InSight's seismometer detected 174 marsquakes through September 2019, including 20 measured at a magnitude 3 to 4. 

Watch this: What will NASA InSight find on Mars? (The 3:59, Ep. 494)

So far, the marsquakes picked up by InSight seem to be much deeper than most tremors felt on Earth, coming at a depth of around 50 kilometers (31 miles). That's around five to 10 times the depth of many earthquakes. The researchers say that a person standing on the surface of Mars might be able to feel the strongest temblors that InSight has picked up, but the quakes probably wouldn't pose much of a danger to something like a Martian research base or Elon Musk's fanciful metropolis.
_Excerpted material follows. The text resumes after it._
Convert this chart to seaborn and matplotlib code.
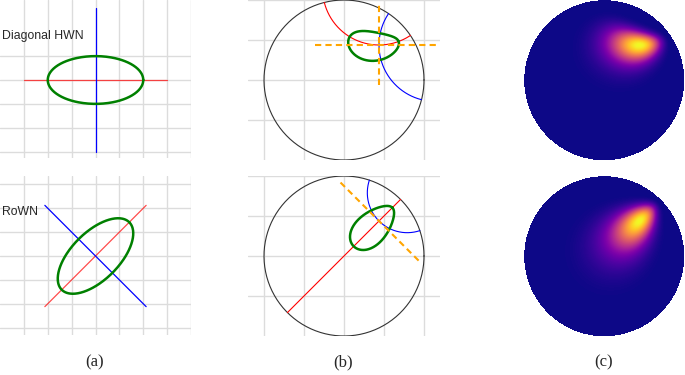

Beyond marsquakes, other papers released Monday from InSight data show evidence of perhaps thousands of swirling wind vortices, or "dust devils," on the Martian surface, similarities between atmospheric turbulence on Mars and Earth, and a deposit of ancient magnetized rocks beneath InSight's landing site. 

"What is so spectacular about this data is that it gives us this beautifully poetic picture of what a day is actually like on another planet," said Vedran Lekic, a University of Maryland geologist on the InSight team, in a release.

Nicholas Schmerr, also a University of Maryland professor on the team, says this picture can help answer the big questions about Mars and whether it can support life, or has supported it in the past.

"If it turns out there is liquid magma on Mars, and if we can pinpoint where the planet is most geologically active, it might guide future missions searching for the potential for life."